(begin)

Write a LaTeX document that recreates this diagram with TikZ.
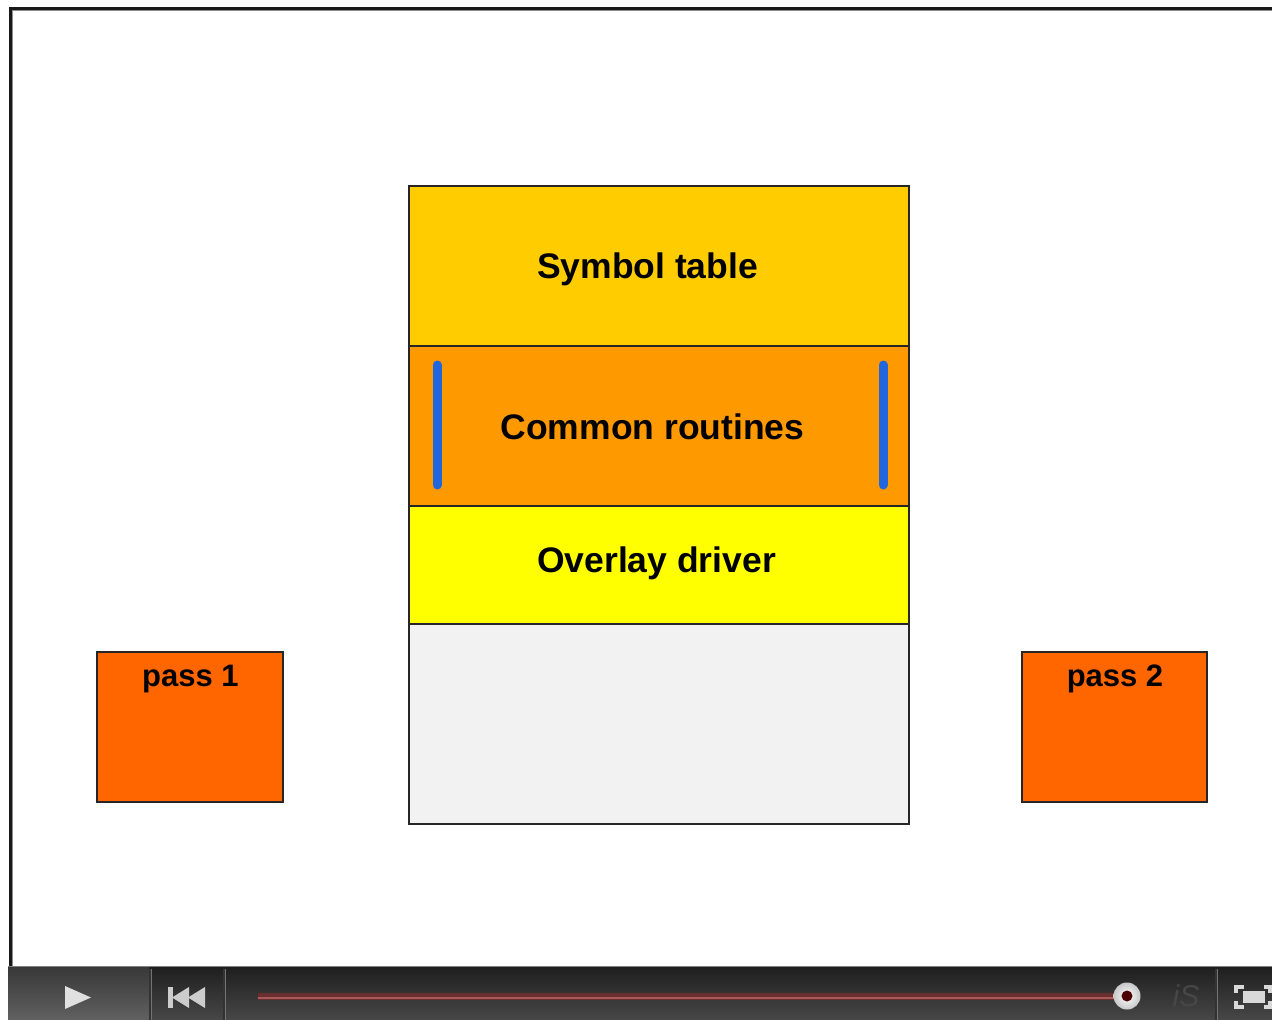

(end)
(begin)

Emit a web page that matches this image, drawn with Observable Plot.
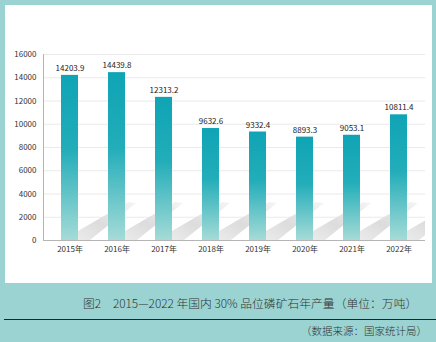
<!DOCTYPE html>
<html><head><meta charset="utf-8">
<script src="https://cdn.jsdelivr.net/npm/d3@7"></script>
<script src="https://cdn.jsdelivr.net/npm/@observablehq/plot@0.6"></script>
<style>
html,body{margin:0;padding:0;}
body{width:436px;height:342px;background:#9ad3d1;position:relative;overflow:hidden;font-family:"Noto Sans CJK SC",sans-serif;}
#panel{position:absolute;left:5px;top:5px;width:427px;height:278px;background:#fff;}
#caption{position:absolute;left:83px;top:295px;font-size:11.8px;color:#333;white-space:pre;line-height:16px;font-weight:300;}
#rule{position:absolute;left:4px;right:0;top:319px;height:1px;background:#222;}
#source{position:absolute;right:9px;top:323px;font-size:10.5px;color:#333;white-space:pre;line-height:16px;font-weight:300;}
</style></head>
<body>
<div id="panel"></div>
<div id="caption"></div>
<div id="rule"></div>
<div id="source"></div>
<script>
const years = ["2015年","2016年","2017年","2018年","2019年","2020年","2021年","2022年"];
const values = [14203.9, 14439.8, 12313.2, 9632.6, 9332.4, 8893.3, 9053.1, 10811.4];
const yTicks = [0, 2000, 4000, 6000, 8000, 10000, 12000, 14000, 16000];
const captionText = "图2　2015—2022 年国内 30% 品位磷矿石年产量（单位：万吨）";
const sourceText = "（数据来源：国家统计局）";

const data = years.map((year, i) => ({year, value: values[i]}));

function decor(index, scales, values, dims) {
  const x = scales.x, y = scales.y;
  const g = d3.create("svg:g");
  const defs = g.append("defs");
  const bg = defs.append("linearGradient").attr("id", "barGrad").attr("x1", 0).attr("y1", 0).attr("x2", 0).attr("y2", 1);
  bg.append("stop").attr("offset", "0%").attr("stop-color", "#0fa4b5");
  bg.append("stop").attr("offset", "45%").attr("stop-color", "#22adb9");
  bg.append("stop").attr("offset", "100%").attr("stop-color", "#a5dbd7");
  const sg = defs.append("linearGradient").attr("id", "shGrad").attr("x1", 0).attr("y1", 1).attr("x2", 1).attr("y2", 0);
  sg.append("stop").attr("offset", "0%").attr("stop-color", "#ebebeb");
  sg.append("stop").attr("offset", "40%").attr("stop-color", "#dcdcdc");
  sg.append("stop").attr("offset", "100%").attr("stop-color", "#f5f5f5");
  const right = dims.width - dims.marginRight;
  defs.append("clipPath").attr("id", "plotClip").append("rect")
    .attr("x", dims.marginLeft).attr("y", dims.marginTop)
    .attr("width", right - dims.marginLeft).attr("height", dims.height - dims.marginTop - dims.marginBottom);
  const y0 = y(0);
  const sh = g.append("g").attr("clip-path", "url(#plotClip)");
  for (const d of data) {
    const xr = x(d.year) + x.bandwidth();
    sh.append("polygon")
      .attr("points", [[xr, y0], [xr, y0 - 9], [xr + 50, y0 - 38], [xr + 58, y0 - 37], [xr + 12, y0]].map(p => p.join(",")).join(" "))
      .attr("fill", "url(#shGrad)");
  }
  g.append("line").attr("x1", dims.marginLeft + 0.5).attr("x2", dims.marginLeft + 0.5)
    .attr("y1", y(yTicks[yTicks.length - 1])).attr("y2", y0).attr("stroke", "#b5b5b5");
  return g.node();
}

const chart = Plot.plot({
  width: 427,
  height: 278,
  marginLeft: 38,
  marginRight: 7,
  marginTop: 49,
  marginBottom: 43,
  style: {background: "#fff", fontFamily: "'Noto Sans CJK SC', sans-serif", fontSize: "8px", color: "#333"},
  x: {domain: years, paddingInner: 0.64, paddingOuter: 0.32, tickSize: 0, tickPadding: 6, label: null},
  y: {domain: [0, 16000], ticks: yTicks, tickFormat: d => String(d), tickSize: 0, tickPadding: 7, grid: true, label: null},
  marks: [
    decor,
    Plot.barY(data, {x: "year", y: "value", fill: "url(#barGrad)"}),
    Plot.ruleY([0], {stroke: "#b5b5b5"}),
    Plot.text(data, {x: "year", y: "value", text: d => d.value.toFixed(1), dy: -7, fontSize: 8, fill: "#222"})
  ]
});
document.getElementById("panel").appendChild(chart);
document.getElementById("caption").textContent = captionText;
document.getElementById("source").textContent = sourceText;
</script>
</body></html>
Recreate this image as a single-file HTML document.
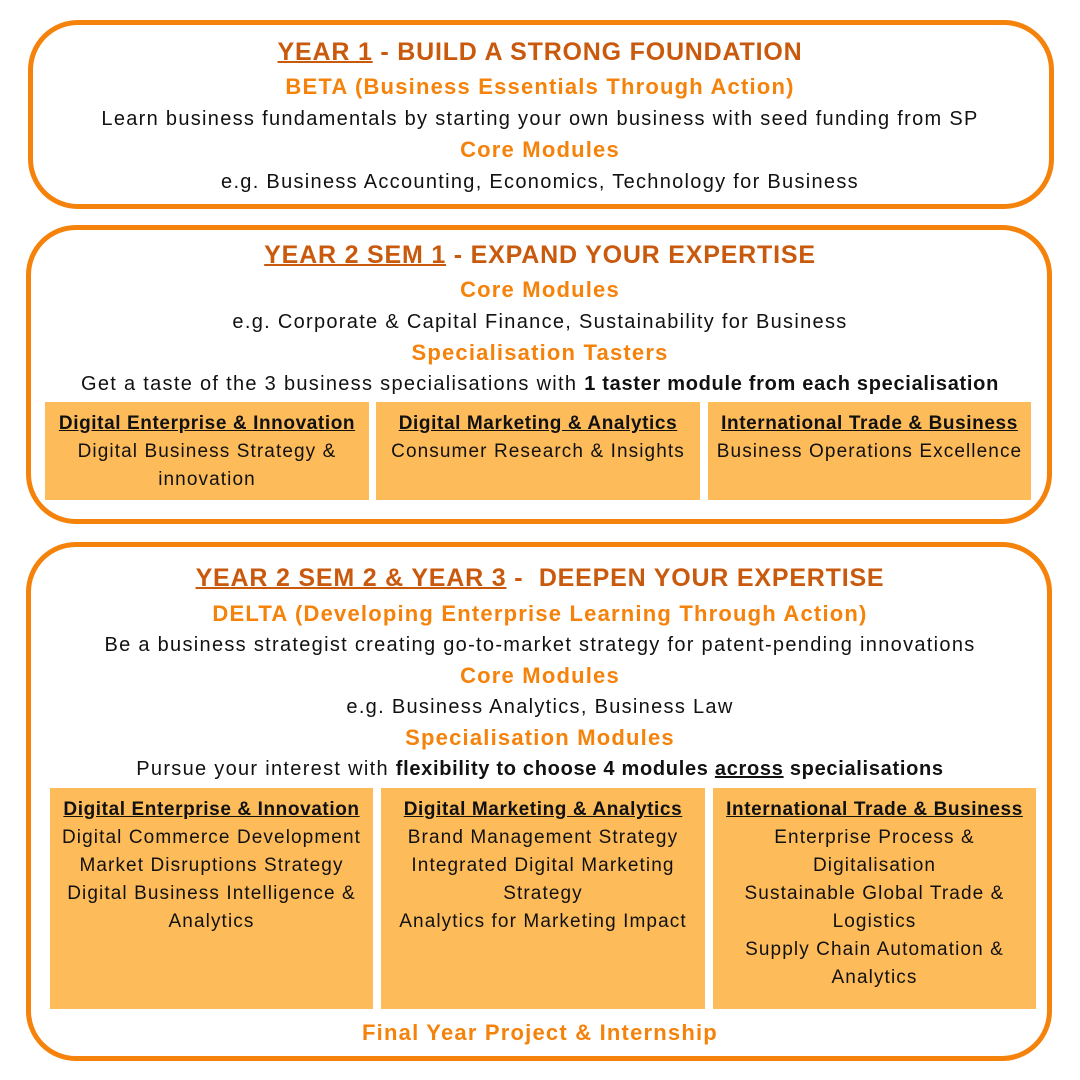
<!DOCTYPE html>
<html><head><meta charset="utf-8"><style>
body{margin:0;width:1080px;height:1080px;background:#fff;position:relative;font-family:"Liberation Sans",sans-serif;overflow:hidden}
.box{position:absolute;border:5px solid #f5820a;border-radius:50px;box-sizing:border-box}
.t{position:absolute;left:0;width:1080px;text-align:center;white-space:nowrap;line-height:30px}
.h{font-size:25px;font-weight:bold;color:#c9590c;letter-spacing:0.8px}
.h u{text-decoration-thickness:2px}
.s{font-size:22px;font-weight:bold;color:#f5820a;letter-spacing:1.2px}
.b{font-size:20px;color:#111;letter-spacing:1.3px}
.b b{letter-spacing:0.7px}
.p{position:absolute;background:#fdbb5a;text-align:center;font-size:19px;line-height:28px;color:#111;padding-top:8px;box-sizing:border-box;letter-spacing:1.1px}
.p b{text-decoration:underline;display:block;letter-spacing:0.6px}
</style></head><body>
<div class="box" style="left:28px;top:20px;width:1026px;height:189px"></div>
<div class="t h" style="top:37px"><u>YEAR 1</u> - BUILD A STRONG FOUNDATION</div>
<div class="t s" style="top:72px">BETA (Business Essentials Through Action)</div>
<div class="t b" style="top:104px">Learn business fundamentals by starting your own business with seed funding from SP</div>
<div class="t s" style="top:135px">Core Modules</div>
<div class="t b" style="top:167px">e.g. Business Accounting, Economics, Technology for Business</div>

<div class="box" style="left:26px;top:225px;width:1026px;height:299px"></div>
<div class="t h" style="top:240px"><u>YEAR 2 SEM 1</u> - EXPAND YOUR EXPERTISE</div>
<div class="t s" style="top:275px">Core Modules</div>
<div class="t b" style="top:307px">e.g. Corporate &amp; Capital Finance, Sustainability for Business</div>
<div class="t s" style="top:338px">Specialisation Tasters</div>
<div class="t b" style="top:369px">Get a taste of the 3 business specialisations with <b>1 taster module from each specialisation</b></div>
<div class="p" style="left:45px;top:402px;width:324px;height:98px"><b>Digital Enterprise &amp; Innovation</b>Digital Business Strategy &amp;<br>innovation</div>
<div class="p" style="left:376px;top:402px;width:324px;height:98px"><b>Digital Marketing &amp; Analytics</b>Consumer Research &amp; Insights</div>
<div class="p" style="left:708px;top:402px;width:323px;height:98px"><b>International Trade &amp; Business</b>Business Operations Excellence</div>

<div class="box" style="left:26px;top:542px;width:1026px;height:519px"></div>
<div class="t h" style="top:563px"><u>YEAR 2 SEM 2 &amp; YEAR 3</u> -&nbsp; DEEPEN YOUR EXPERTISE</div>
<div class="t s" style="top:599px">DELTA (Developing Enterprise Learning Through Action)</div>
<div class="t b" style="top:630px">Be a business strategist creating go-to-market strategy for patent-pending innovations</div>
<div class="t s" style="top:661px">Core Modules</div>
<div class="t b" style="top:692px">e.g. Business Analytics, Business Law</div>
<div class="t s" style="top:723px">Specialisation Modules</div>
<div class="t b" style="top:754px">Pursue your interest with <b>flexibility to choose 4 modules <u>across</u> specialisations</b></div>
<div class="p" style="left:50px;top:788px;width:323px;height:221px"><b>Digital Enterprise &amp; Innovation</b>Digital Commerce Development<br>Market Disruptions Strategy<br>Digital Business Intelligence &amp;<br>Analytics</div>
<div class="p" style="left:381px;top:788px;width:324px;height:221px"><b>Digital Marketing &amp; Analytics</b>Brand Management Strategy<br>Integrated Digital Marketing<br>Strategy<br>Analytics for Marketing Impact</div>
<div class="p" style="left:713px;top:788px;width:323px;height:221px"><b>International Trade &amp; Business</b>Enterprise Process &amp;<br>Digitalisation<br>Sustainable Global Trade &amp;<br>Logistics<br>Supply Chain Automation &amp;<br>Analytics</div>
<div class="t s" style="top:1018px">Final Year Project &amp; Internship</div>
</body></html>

(end)
(begin)

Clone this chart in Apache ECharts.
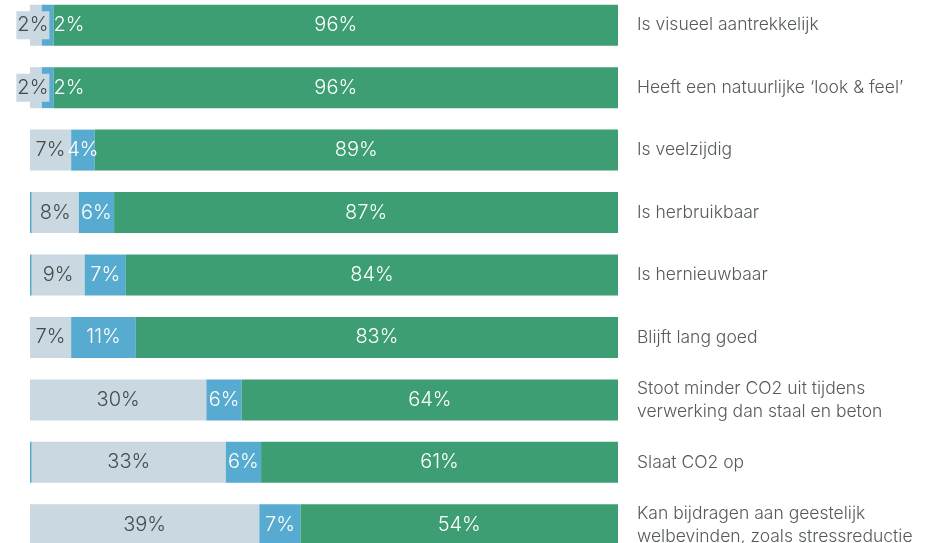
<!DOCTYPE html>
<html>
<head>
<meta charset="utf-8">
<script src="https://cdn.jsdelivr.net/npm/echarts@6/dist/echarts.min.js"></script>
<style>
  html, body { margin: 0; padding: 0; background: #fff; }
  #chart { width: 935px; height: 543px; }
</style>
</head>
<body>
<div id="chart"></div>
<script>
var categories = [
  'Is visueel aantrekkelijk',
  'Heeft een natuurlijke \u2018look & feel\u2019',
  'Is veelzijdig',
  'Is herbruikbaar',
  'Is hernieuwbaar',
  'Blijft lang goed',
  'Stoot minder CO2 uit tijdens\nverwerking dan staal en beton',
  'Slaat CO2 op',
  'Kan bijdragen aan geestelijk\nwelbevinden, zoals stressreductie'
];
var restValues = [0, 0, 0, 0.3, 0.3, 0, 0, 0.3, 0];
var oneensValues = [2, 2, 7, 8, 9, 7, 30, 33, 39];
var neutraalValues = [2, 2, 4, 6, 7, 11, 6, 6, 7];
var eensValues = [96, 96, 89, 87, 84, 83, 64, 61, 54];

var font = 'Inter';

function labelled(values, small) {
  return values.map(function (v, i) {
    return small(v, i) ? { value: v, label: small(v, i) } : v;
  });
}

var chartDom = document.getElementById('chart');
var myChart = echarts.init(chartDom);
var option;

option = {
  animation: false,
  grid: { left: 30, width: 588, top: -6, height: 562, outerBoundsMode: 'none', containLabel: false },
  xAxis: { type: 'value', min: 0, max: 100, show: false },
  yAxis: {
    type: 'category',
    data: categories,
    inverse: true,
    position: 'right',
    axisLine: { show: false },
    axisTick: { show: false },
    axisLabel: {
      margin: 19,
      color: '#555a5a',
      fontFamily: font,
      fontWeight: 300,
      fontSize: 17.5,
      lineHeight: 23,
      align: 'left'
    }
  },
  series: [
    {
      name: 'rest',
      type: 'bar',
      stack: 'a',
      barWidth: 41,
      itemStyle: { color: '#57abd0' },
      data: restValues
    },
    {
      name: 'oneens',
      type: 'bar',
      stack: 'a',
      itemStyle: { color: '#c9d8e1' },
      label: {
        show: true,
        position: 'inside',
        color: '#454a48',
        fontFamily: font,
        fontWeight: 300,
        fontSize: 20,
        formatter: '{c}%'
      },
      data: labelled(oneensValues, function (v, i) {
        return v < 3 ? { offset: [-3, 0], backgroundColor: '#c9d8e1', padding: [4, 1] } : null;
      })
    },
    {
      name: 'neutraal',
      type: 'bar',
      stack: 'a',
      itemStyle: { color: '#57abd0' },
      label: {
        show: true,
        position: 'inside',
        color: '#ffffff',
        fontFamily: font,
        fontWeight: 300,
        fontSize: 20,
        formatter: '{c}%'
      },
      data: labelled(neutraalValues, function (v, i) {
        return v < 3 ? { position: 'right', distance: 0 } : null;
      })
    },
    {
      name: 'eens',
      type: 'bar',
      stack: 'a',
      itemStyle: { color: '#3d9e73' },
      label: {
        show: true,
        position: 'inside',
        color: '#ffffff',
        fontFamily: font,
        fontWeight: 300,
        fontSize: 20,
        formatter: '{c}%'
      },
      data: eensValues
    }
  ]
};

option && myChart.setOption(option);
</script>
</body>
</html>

(end)

### PROBLEM
Within the entries above, give again exactly the lines starting at the one that contains "Clone this chart in Apache ECharts." and ending at the one that contains "var option;", leaving out the pictures.

### SOLUTION
Clone this chart in Apache ECharts.
<!DOCTYPE html>
<html>
<head>
<meta charset="utf-8">
<script src="https://cdn.jsdelivr.net/npm/echarts@6/dist/echarts.min.js"></script>
<style>
  html, body { margin: 0; padding: 0; background: #fff; }
  #chart { width: 935px; height: 543px; }
</style>
</head>
<body>
<div id="chart"></div>
<script>
var categories = [
  'Is visueel aantrekkelijk',
  'Heeft een natuurlijke \u2018look & feel\u2019',
  'Is veelzijdig',
  'Is herbruikbaar',
  'Is hernieuwbaar',
  'Blijft lang goed',
  'Stoot minder CO2 uit tijdens\nverwerking dan staal en beton',
  'Slaat CO2 op',
  'Kan bijdragen aan geestelijk\nwelbevinden, zoals stressreductie'
];
var restValues = [0, 0, 0, 0.3, 0.3, 0, 0, 0.3, 0];
var oneensValues = [2, 2, 7, 8, 9, 7, 30, 33, 39];
var neutraalValues = [2, 2, 4, 6, 7, 11, 6, 6, 7];
var eensValues = [96, 96, 89, 87, 84, 83, 64, 61, 54];

var font = 'Inter';

function labelled(values, small) {
  return values.map(function (v, i) {
    return small(v, i) ? { value: v, label: small(v, i) } : v;
  });
}

var chartDom = document.getElementById('chart');
var myChart = echarts.init(chartDom);
var option;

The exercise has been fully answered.